Factoring out '2b', we rewrite the second denominator as $$2b(x - 4)$$.

**step6** Rewriting the expression with factored terms

Now we substitute the factored forms back into the original expression:
The expression becomes: $$(a(2x + y))/(a(x - 4)) * (2b(2x + y))/(2b(x - 4))$$.

**step7** Cancelling common terms in the first fraction

In the first fraction, $$(a(2x + y))/(a(x - 4))$$, we can cancel out the common factor 'a' from the numerator and the denominator.
This simplifies the first fraction to $$(2x + y)/(x - 4)$$.
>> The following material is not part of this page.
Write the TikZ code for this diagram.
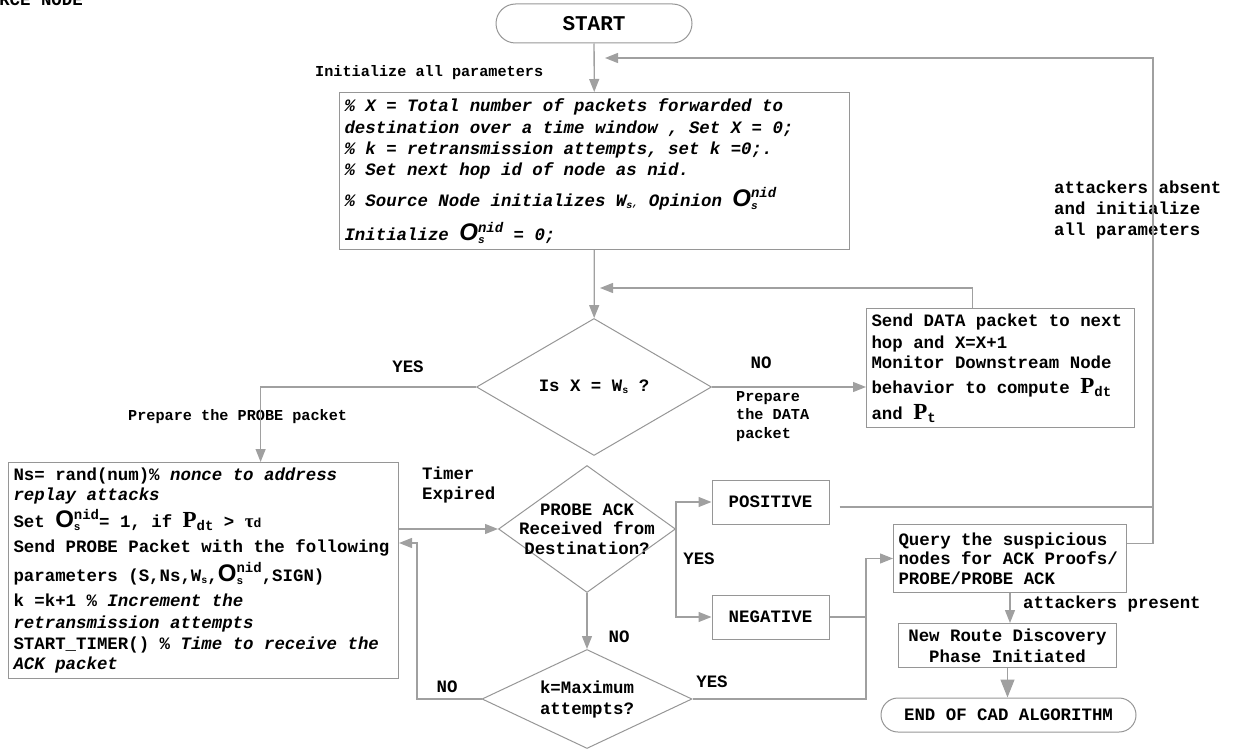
\documentclass[tikz,border=0pt]{standalone}
\usepackage{fontspec}
\setmainfont{Liberation Mono}
\newfontfamily\sansf{Liberation Sans}
\newfontfamily\seriff{Liberation Serif}
\usetikzlibrary{shapes.geometric,arrows.meta,calc}
\definecolor{lc}{RGB}{160,160,160}
\definecolor{bc}{RGB}{150,150,150}
\lineskiplimit=-100pt
\newcommand\noindentpar{\parindent0pt\relax}
\newcommand\myBigO{{\sansf\bfseries\fontsize{24}{24}\selectfont O}}
\newcommand\myOsn{\myBigO\rlap{\raisebox{-3pt}{\fontsize{11}{11}\selectfont s}}\raisebox{8.5pt}{\fontsize{14}{14}\selectfont nid}}
\newcommand\myWs{W\raisebox{-2pt}{\fontsize{10}{10}\selectfont s}}
\newcommand\myP{{\seriff\bfseries\fontsize{23}{23}\selectfont P}}
\newcommand\myPdt{\myP\raisebox{-3pt}{\fontsize{14}{14}\selectfont dt}}
\newcommand\myPt{\myP\raisebox{-3pt}{\fontsize{14}{14}\selectfont t}}
\newcommand\mytaud{{\seriff\bfseries\fontsize{19}{19}\selectfont τ}{\fontsize{13}{13}\selectfont d}}
\tikzset{
  box/.style={draw=bc, line width=1pt, rectangle, inner sep=5pt, anchor=north west, text justified, font={\bfseries\fontsize{17.4}{20.5}\selectfont\noindentpar}},
  pill/.style={draw=bc, line width=1pt, rectangle, inner sep=0pt, font=\bfseries\fontsize{17.4}{20}\selectfont},
  dia/.style={draw=bc, line width=1pt, diamond, inner sep=0pt},
  dtext/.style={font=\bfseries\fontsize{17.4}{19.5}\selectfont, align=center, inner sep=0pt},
  arr/.style={draw=lc, line width=1.3pt, -{Triangle[length=13pt,width=10pt]}},
  bigarr/.style={draw=lc, line width=1.3pt, -{Triangle[length=18pt,width=14pt]}},
  ln/.style={draw=lc, line width=1.3pt},
  lbl/.style={font=\bfseries\fontsize{17.4}{20}\selectfont, align=left, inner sep=0pt},
  lbls/.style={font=\bfseries\fontsize{15.2}{18.5}\selectfont, align=left, inner sep=0pt}
}
\begin{document}
\begin{tikzpicture}[x=1pt,y=-1pt]
\useasboundingbox (0,0) rectangle (1235,752);
% terminals
\node[pill, rounded corners=19.5pt, minimum width=196pt, minimum height=39pt, font=\bfseries\fontsize{21}{22}\selectfont] (start) at (594,23.5) {START};
\node[pill, rounded corners=17pt, minimum width=255pt, minimum height=34pt] (end) at (1008.5,715) {END OF CAD ALGORITHM};
% boxes
\node[box, text width=500pt, minimum height=157pt, font={\bfseries\itshape\fontsize{17.4}{21}\selectfont\noindentpar}] (init) at (339,92) {\% X = Total number of packets forwarded to\\[1pt]
destination over a time window , Set X = 0;\\
\% k = retransmission attempts, set k =0;.\\
\% Set next hop id of node as nid.\\[8pt]
\% Source Node initializes \myWs{\fontsize{10}{10}\selectfont,} Opinion \myOsn\\[11pt]
Initialize \myOsn{} = 0;};
\node[box, text width=258pt, minimum height=119pt] (data) at (866,308) {Send DATA packet to next\\[1.5pt]
hop and X=X+1\\
Monitor Downstream Node\\[4.5pt]
behavior to compute \myPdt\\[5.5pt]
and \myPt};
\node[box, text width=380pt, minimum height=210pt] (probe) at (8,462) {Ns= rand(num)\% \textit{nonce to address}\\
\textit{replay attacks}\\[4pt]
Set \myOsn= 1, if \myPdt{} > \mytaud\\[4pt]
Send PROBE Packet with the following\\[5.5pt]
parameters (S,Ns,\myWs,\myOsn,SIGN)\\[5pt]
k =k+1 \% \textit{Increment the}\\[1.5pt]
\textit{retransmission attempts}\\
START\_TIMER() \% \textit{Time to receive the}\\
\textit{ACK packet}};
\node[box, anchor=center, minimum width=117pt, minimum height=44pt] (pos) at (770.5,502) {POSITIVE};
\node[box, anchor=center, minimum width=117pt, minimum height=44pt] (neg) at (770.5,617) {NEGATIVE};
\node[box, text width=223pt, minimum height=68pt, font={\bfseries\fontsize{17.4}{19.5}\selectfont\noindentpar}] (query) at (893,524) {Query the suspicious\\
nodes for ACK Proofs/\\
PROBE/PROBE ACK};
\node[box, text width=208pt, minimum height=38pt, font={\bfseries\fontsize{17.4}{21}\selectfont\noindentpar}] (route) at (898,623) {\centering New Route Discovery\\Phase Initiated\par};
% decisions
\node[dia, minimum width=235pt, minimum height=137pt, label={[dtext]center:Is X = \myWs\ ?}] (d1) at (594,387) {};
\node[dia, minimum width=177pt, minimum height=127pt, label={[dtext]center:PROBE ACK\\Received from\\Destination?}] (d2) at (587,529) {};
\node[dia, minimum width=210pt, minimum height=99pt, label={[dtext, font=\bfseries\fontsize{17.4}{21}\selectfont]center:k=Maximum\\attempts?}] (d3) at (587,699) {};
% labels
\node[lbl, anchor=base east] (src) at (83,6) {SOURCE NODE};
\node[lbls, anchor=west] (l1) at (315,73) {Initialize all parameters};
\node[lbl] (l2) at (408,367) {YES};
\node[lbls, anchor=west] (l3) at (128,417) {Prepare the PROBE packet};
\node[lbl] (l4) at (761,363) {NO};
\node[lbls, anchor=north west] (l5) at (736,391) {Prepare\\the DATA\\packet};
\node[lbl, anchor=north west] (l6) at (422,467) {Timer\\Expired};
\node[lbl] (l7) at (699,559) {YES};
\node[lbl] (l8) at (619,637) {NO};
\node[lbl] (l9) at (447,687) {NO};
\node[lbl] (l10) at (712,682) {YES};
\node[lbl, anchor=west] (l11) at (1023,604) {attackers present};
\node[lbl, anchor=north west, font=\bfseries\fontsize{17.4}{21}\selectfont] (l12) at (1054,181) {attackers absent\\and initialize\\all parameters};
% connectors
\coordinate (j1) at (600,288);
\coordinate (j2) at (417,543);
\coordinate (j3) at (866,0);
\coordinate (j4) at (1153,58);
\coordinate (j5) at (605,58);
\draw[arr] (start) -- (init);
\draw[arr] (init) -- (d1);
\draw[arr] (d1.west) -| ($(probe.north west)!0.646!(probe.north east)$);
\draw[arr] (d1.east) -- (d1.east -| data.west);
\draw[arr] ($(data.north west)!0.396!(data.north east)$) |- (j1);
\draw[arr] (probe.east |- d2.west) -- (d2.west);
\draw[arr] (d2) -- (d3);
\draw[arr] (d3.west) -| (j2) -- (j2 -| probe.east);
\draw[arr] (d2.east) |- (pos.west);
\draw[arr] (d2.east) |- (neg.west);
\draw[arr] (d3.east) -| (j3 |- query.west) -- (query.west);
\draw[ln] (neg.east) -- (neg.east -| j3);
\draw[arr] ([yshift=15pt]query.east) -| (j4) -- (j5);
\draw[ln] ([xshift=10pt,yshift=-5pt]pos.east) -- ([yshift=-5pt]pos.east -| j4);
\draw[arr] (query.south) -- (query.south |- route.north);
\draw[bigarr] (route.south) -- (route.south |- end.north);
\end{tikzpicture}
\end{document}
**step8** Cancelling common terms in the second fraction

In the second fraction, $$(2b(2x + y))/(2b(x - 4))$$, we can cancel out the common factor '2b' from the numerator and the denominator.
This simplifies the second fraction to $$(2x + y)/(x - 4)$$.

**step9** Multiplying the simplified fractions

Now we multiply the two simplified fractions:
$$((2x + y)/(x - 4)) * ((2x + y)/(x - 4))$$
When multiplying fractions, we multiply the numerators together and the denominators together.
This gives us $$(2x + y) * (2x + y) / ((x - 4) * (x - 4))$$.

**step10** Final simplification

We can express the product of identical terms using exponents.
$$(2x + y) * (2x + y) = (2x + y)^2$$
$$(x - 4) * (x - 4) = (x - 4)^2$$
So, the fully simplified expression is $$(2x + y)^2 / (x - 4)^2$$.